HEAT TRANSFER AND PRESSURE DROP CHARACTERISTICS FOR AIRFLOW OVER ARRAYS OF RECTANGULAR MODULES

The heat transfer and pressure drop characteristics for an array of rectangular modules on one wall of a flat rectangular duct were examined experimentally with air as the working fluid. The experiments were performed for a generic configuration encountered in the cooling of electronic equipment. There were three major geometrical categories investigated during the course of the experiments. These include: (a) a regular patterned array of modules, (b) arrays with randomly dispersed missing modules, and (c) arrays in which transverse barriers were implanted to enhance heat transfer.;An investigation of the heat transfer coefficient on a per-module basis indicated that the flow was fully developed in the fifth and subsequent rows of the array, and the heat transfer coefficient was independent of position in the fully developed regime. The removal of a single module in the fully developed regime gives rise to enhancement of the heat transfer coefficients at neighboring modules within the realm of influence of the missing module. The greatest enhancement (about forty percent) occurs directly downstream of the missing module.;It was found that barriers served well in their function as heat transfer enhancement devices. The percentage enhancement was greatest for the highest of the barriers tested. The maximum impact of the enhancement (about a factor of two) occurred in the second row downstream of the barrier. Significant enhancements persisted as far as ten rows downstream of the barrier.
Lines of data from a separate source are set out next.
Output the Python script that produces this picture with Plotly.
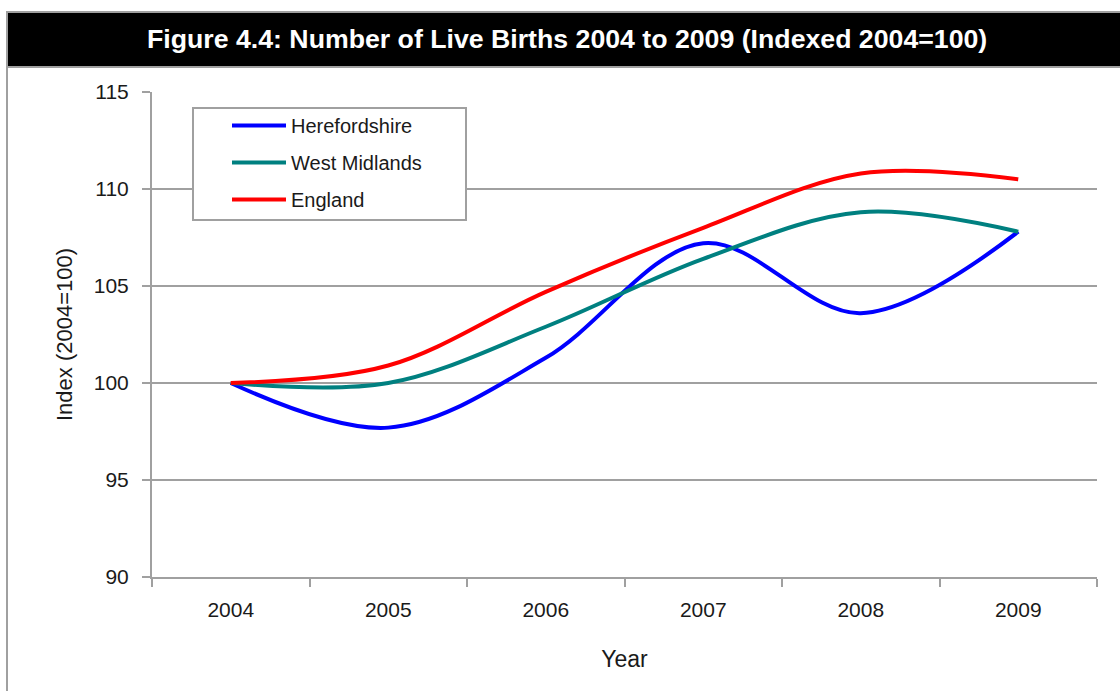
import plotly.graph_objects as go

years = ["2004", "2005", "2006", "2007", "2008", "2009"]
herefordshire = [100.0, 97.7, 101.3, 107.2, 103.6, 107.8]
west_midlands = [100.0, 100.0, 102.9, 106.4, 108.8, 107.8]
england = [100.0, 100.9, 104.7, 108.0, 110.8, 110.5]

title_text = "Figure 4.4: Number of Live Births 2004 to 2009 (Indexed 2004=100)"

W, H = 1120, 691
L, R, T, B = 152, 1097, 92, 577
pw, ph = R - L, B - T

def px(x):
    return (x - L) / pw

def py(y):
    return (B - y) / ph

FONT = "Liberation Sans, Arial, sans-serif"
GREY = "#a0a0a0"
TXT = "#1a1a1a"

fig = go.Figure()
series = [("Herefordshire", herefordshire, "#0000FF"),
          ("West Midlands", west_midlands, "#008080"),
          ("England", england, "#FF0000")]
for i, (name, vals, col) in enumerate(series):
    fig.add_trace(go.Scatter(
        x=years, y=vals, name=name, mode="lines",
        line=dict(color=col, width=4, shape="spline", smoothing=1.0),
        legendgroup=f"g{i}",
    ))

fig.update_layout(
    width=W, height=H,
    margin=dict(l=L, r=W - R, t=T, b=H - B),
    paper_bgcolor="white", plot_bgcolor="white",
    font=dict(family=FONT, size=21, color=TXT),
    showlegend=True,
    legend=dict(
        x=px(227), y=py(106), xanchor="left", yanchor="top",
        borderwidth=0, bgcolor="rgba(0,0,0,0)",
        font=dict(size=20, family=FONT, color=TXT),
        itemwidth=54, tracegroupgap=8, traceorder="grouped",
    ),
    xaxis=dict(
        type="category", range=[-0.5, 5.5], tickson="boundaries",
        ticks="outside", ticklen=8, tickcolor=GREY, tickwidth=2,
        showline=True, linecolor=GREY, linewidth=2,
        showgrid=False, zeroline=False,
        ticklabelstandoff=13,
        title=dict(text="Year", font=dict(size=23), standoff=31),
        tickfont=dict(size=21),
    ),
    yaxis=dict(
        range=[90, 115], dtick=5, tick0=90,
        ticks="outside", ticklen=8, tickcolor=GREY, tickwidth=2,
        showline=True, linecolor=GREY, linewidth=2,
        showgrid=True, gridcolor=GREY, gridwidth=2, zeroline=False,
        ticklabelstandoff=9,
        title=dict(text="Index (2004=100)", font=dict(size=22), standoff=15),
        tickfont=dict(size=21),
    ),
    shapes=[
        dict(type="rect", xref="paper", yref="paper",
             x0=px(7), x1=px(1130), y0=py(700), y1=py(12),
             line=dict(color=GREY, width=2), fillcolor="rgba(0,0,0,0)",
             layer="below"),
        dict(type="rect", xref="paper", yref="paper",
             x0=px(7), x1=px(1130), y0=py(67), y1=py(12),
             line=dict(color=GREY, width=2), fillcolor="black", layer="above"),
        dict(type="rect", xref="paper", yref="paper",
             x0=px(193), x1=px(466), y0=py(220), y1=py(108),
             line=dict(color=GREY, width=2), fillcolor="white", layer="above"),
    ],
    annotations=[
        dict(text="<b>" + title_text + "</b>", xref="paper", yref="paper",
             x=px(567), y=py(39), xanchor="center", yanchor="middle",
             showarrow=False, font=dict(size=26.7, color="white", family=FONT)),
    ],
)

fig.write_html("out.html", config={"displayModeBar": False},
               post_script="document.body.style.margin='0px';")
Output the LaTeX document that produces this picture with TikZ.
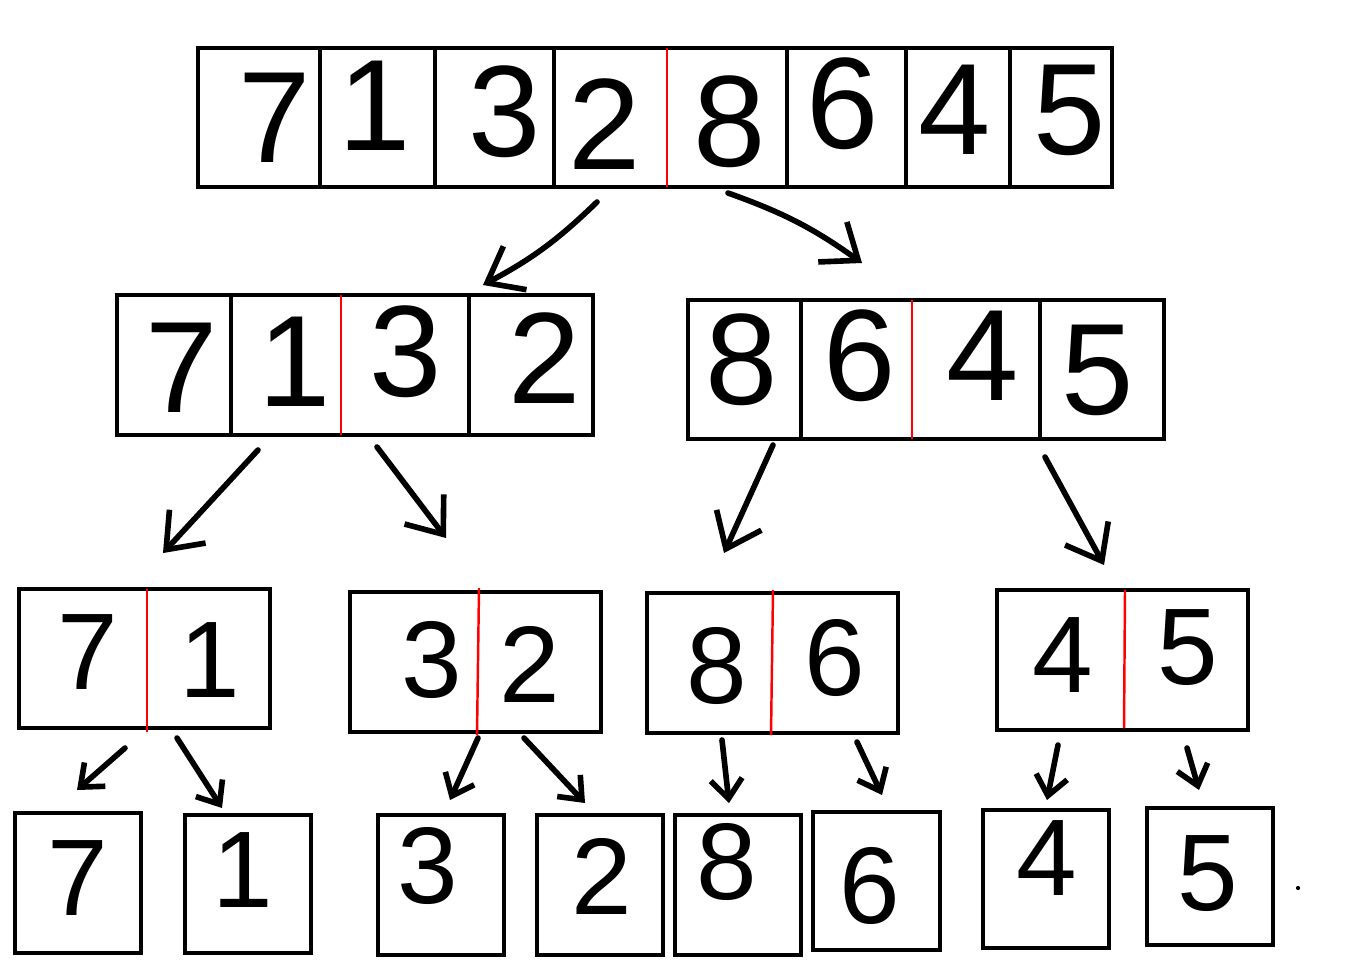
\documentclass[tikz,border=0pt]{standalone}
\usepackage{fontspec}
\setmainfont{Liberation Sans}
\usetikzlibrary{arrows.meta}
\begin{document}
\begin{tikzpicture}[x=0.02cm,y=-0.02cm,
    box/.style={line width=2pt},
    mid/.style={red, line width=1.4pt},
    big/.style={font=\fontsize{74}{74}\selectfont},
    med/.style={font=\fontsize{62}{62}\selectfont},
    arr/.style={line width=3.2pt, line cap=round, -{Straight Barb[length=18pt,width=28pt]}},
    arrs/.style={line width=3.2pt, line cap=round, -{Straight Barb[length=11pt,width=18pt]}}]

    \useasboundingbox (0,0) rectangle (1358,964);

    % oberste Reihe: ganzes Feld
    \draw[box] (198,48) rectangle (1112,187);
    \foreach \x in {320,435,554,787,906,1010} \draw[box] (\x,48) -- (\x,187);
    \draw[mid] (667,48) -- (667,187);                                  % Mitte
    \node[big] (t1) at (275,118) {7};
    \node[big] (t2) at (375,106) {1};
    \node[big] (t3) at (505,112) {3};
    \node[big] (t4) at (605,124) {2};
    \node[big] (t5) at (730,122) {8};
    \node[big] (t6) at (843,104) {6};
    \node[big] (t7) at (955,110) {4};
    \node[big] (t8) at (1070,110) {5};

    % zweite Reihe: zwei Haelften
    \draw[box] (117,295) rectangle (593,435);                          % links
    \foreach \x in {231,469} \draw[box] (\x,295) -- (\x,435);
    \draw[mid] (341,295) -- (341,435);
    \draw[box] (688,300) rectangle (1164,439);                         % rechts
    \foreach \x in {801,1040} \draw[box] (\x,300) -- (\x,439);
    \draw[mid] (912,300) -- (912,439);
    \node[big] (m1) at (182,368) {7};
    \node[big] (m2) at (295,362) {1};
    \node[big] (m3) at (406,352) {3};
    \node[big] (m4) at (545,358) {2};
    \node[big] (m5) at (742,360) {8};
    \node[big] (m6) at (860,356) {6};
    \node[big] (m7) at (983,356) {4};
    \node[big] (m8) at (1098,370) {5};

    % dritte Reihe: Paare
    \draw[box] (19,589) rectangle (270,728);   \draw[mid] (147,589) -- (147,732);
    \draw[box] (350,592) rectangle (601,732);  \draw[mid] (479,588) -- (477,735);
    \draw[box] (647,593) rectangle (898,733);  \draw[mid] (773,590) -- (771,735);
    \draw[box] (997,590) rectangle (1248,730); \draw[mid] (1125,590) -- (1124,728);
    \node[med] (p1) at (88,652) {7};
    \node[med] (p2) at (210,660) {1};
    \node[med] (p3) at (432,660) {3};
    \node[med] (p4) at (530,664) {2};
    \node[med] (p5) at (717,666) {8};
    \node[med] (p6) at (835,658) {6};
    \node[med] (p7) at (1063,655) {4};
    \node[med] (p8) at (1188,648) {5};

    % unterste Reihe: einzelne Zahlen
    \draw[box] (15,813) rectangle (141,953);
    \draw[box] (185,815) rectangle (311,953);
    \draw[box] (378,815) rectangle (504,955);
    \draw[box] (537,815) rectangle (663,955);
    \draw[box] (675,815) rectangle (801,955);
    \draw[box] (813,812) rectangle (940,950);
    \draw[box] (983,810) rectangle (1109,948);
    \draw[box] (1147,808) rectangle (1273,945);
    \node[med] (e1) at (78,878) {7};
    \node[med] (e2) at (243,870) {1};
    \node[med] (e3) at (428,866) {3};
    \node[med] (e4) at (602,876) {2};
    \node[med] (e5) at (727,862) {8};
    \node[med] (e6) at (870,886) {6};
    \node[med] (e7) at (1047,858) {4};
    \node[med] (e8) at (1208,874) {5};
    \fill (1298,888) circle (1.2pt);                                    % Punkt

    % Pfeile
    \coordinate (a1) at (597,202);  \coordinate (b1) at (483,285);
    \coordinate (a2) at (728,193);  \coordinate (b2) at (862,263);
    \draw[arr] (a1) to[bend left=8] (b1);
    \draw[arr] (a2) to[bend left=8] (b2);

    \coordinate (a3) at (258,450);  \coordinate (b3) at (163,553);
    \coordinate (a4) at (377,447);  \coordinate (b4) at (446,538);
    \coordinate (a5) at (773,445);  \coordinate (b5) at (724,553);
    \coordinate (a6) at (1045,457); \coordinate (b6) at (1104,565);
    \draw[arr] (a3) -- (b3);
    \draw[arr] (a4) -- (b4);
    \draw[arr] (a5) -- (b5);
    \draw[arr] (a6) -- (b6);

    \coordinate (c1) at (125,748);  \coordinate (d1) at (77,790);
    \coordinate (c2) at (177,738);  \coordinate (d2) at (222,808);
    \coordinate (c3) at (478,738);  \coordinate (d3) at (450,800);
    \coordinate (c4) at (524,738);  \coordinate (d4) at (585,803);
    \coordinate (c5) at (722,740);  \coordinate (d5) at (729,803);
    \coordinate (c6) at (857,742);  \coordinate (d6) at (882,795);
    \coordinate (c7) at (1058,745); \coordinate (d7) at (1047,800);
    \coordinate (c8) at (1187,748); \coordinate (d8) at (1199,790);
    \foreach \i in {1,...,8} \draw[arrs] (c\i) -- (d\i);

\end{tikzpicture}
\end{document}
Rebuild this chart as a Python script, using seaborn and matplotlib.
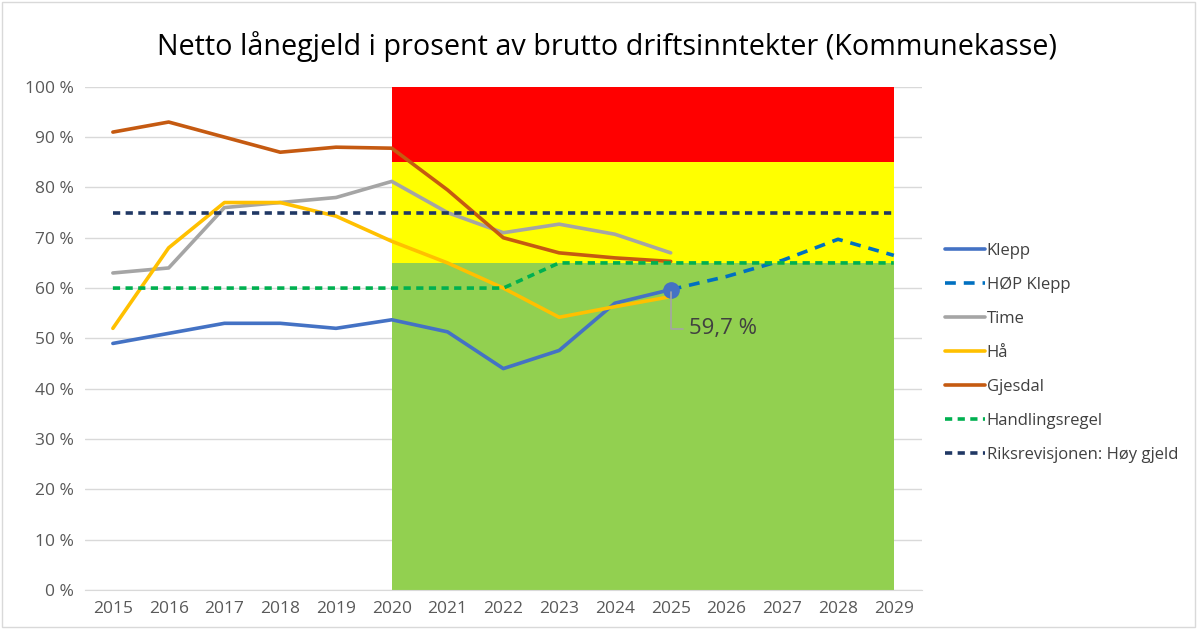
import pandas as pd
import matplotlib.pyplot as plt
import seaborn as sns

years = [str(y) for y in range(2015, 2030)]
hist_years = years[:11]
plan_years = years[10:]

klepp = [49, 51, 53, 53, 52, 53.7, 51.3, 44, 47.6, 57, 59.7]
hop_klepp = [59.7, 62.3, 65.5, 69.7, 66.5]
time = [63, 64, 76, 77, 78, 81.2, 75, 71, 72.7, 70.7, 67]
haa = [52, 68, 77, 77, 74.3, 69.3, 65, 60, 54.2, 56.3, 58.3]
gjesdal = [91, 93, 90, 87, 88, 87.8, 79.5, 70, 67, 66, 65.3]
handlingsregel = [60, 60, 60, 60, 60, 60, 60, 60, 65, 65, 65, 65, 65, 65, 65]
riksrev = [75] * 15

band_start, band_end = '2020', '2029'
band_green = (0, 65)
band_yellow = (65, 85)
band_red = (85, 100)

sns.set_style('white')
plt.rcParams['font.family'] = ['Open Sans', 'DejaVu Sans']

fig = plt.figure(figsize=(11.97, 6.29), dpi=100)
ax = fig.add_axes([0.071, 0.062, 0.699, 0.800])

x0 = years.index(band_start)
x1 = years.index(band_end)
for (lo, hi), c in [(band_green, '#92D050'), (band_yellow, '#FFFF00'), (band_red, '#FF0000')]:
    ax.fill_between([x0, x1], lo, hi, color=c, lw=0, zorder=1)

series = [
    ('Klepp', hist_years, klepp, '#4472C4', '-'),
    ('HØP Klepp', plan_years, hop_klepp, '#0070C0', (0, (3, 2.2))),
    ('Time', hist_years, time, '#A5A5A5', '-'),
    ('Hå', hist_years, haa, '#FFC000', '-'),
    ('Gjesdal', hist_years, gjesdal, '#C55A11', '-'),
    ('Handlingsregel', years, handlingsregel, '#00B050', (0, (2, 1.5))),
    ('Riksrevisjonen: Høy gjeld', years, riksrev, '#203864', (0, (2, 1.5))),
]

for name, xs, ys, col, ls in series:
    df = pd.DataFrame({'year': [years.index(x) for x in xs], 'value': ys})
    sns.lineplot(data=df, x='year', y='value', ax=ax, color=col, lw=2.6,
                 linestyle=ls, label=name, zorder=3)

# marker + label for last Klepp value
ax.plot(years.index('2025'), klepp[-1], 'o', color='#4472C4', ms=11, zorder=4)
ax.annotate('59,7 %', xy=(years.index('2025'), klepp[-1]),
            xytext=(years.index('2025') + 0.33, klepp[-1] - 7.8),
            fontsize=16, color='#404040', va='center', ha='left',
            arrowprops=dict(arrowstyle='-', color='#A5A5A5', lw=1.2,
                            connectionstyle='angle,angleA=0,angleB=90,rad=0'),
            zorder=5)

ax.set_xlim(-0.5, 14.5)
ax.set_ylim(0, 100)
ax.set_xticks(range(len(years)))
ax.set_xticklabels(years)
ax.set_yticks(range(0, 101, 10))
ax.set_yticklabels([f'{v} %' for v in range(0, 101, 10)])
ax.tick_params(colors='#595959', labelsize=12.5, length=0, pad=8)
ax.yaxis.grid(True, color='#D9D9D9', lw=1, zorder=0)
ax.set_axisbelow(True)
for s in ['top', 'right', 'left']:
    ax.spines[s].set_visible(False)
ax.spines['bottom'].set_color('#D9D9D9')
ax.set_xlabel('')
ax.set_ylabel('')

ax.legend(loc='upper left', bbox_to_anchor=(1.01, 0.72), frameon=False,
          fontsize=12, labelcolor='#404040', handlelength=2.4,
          handletextpad=0.1, labelspacing=1.08)

fig.suptitle('Netto lånegjeld i prosent av brutto driftsinntekter (Kommunekasse)',
             x=0.507, y=0.95, fontsize=20.7, color='#000000')

fig.patches.append(plt.Rectangle((0.002, 0.003), 0.996, 0.994, transform=fig.transFigure,
                                 fill=False, edgecolor='#D9D9D9', lw=1))

fig.savefig('out.png', dpi=100)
The largest percentage enhancements, induced either by a barrier or by a missing module, occurred at the lower Reynolds numbers.;Some thermal design guidelines can be concluded. When several modules needing enhanced heat transfer are grouped together, a barrier provides a viable solution. In the case of a single specific module requiring enhanced heat transfer, a missing module directly upstream of the critical module is more efficient because it does not cause a pressure penalty.;Pressure measurements in fully populated arrays with and without barriers identified the excess pressure loss inflicted by the presence of a barrier. The barrier heights investigated yielded incremental pressure losses equivalent to that induced by tens of rows of modules in a barrier-free array.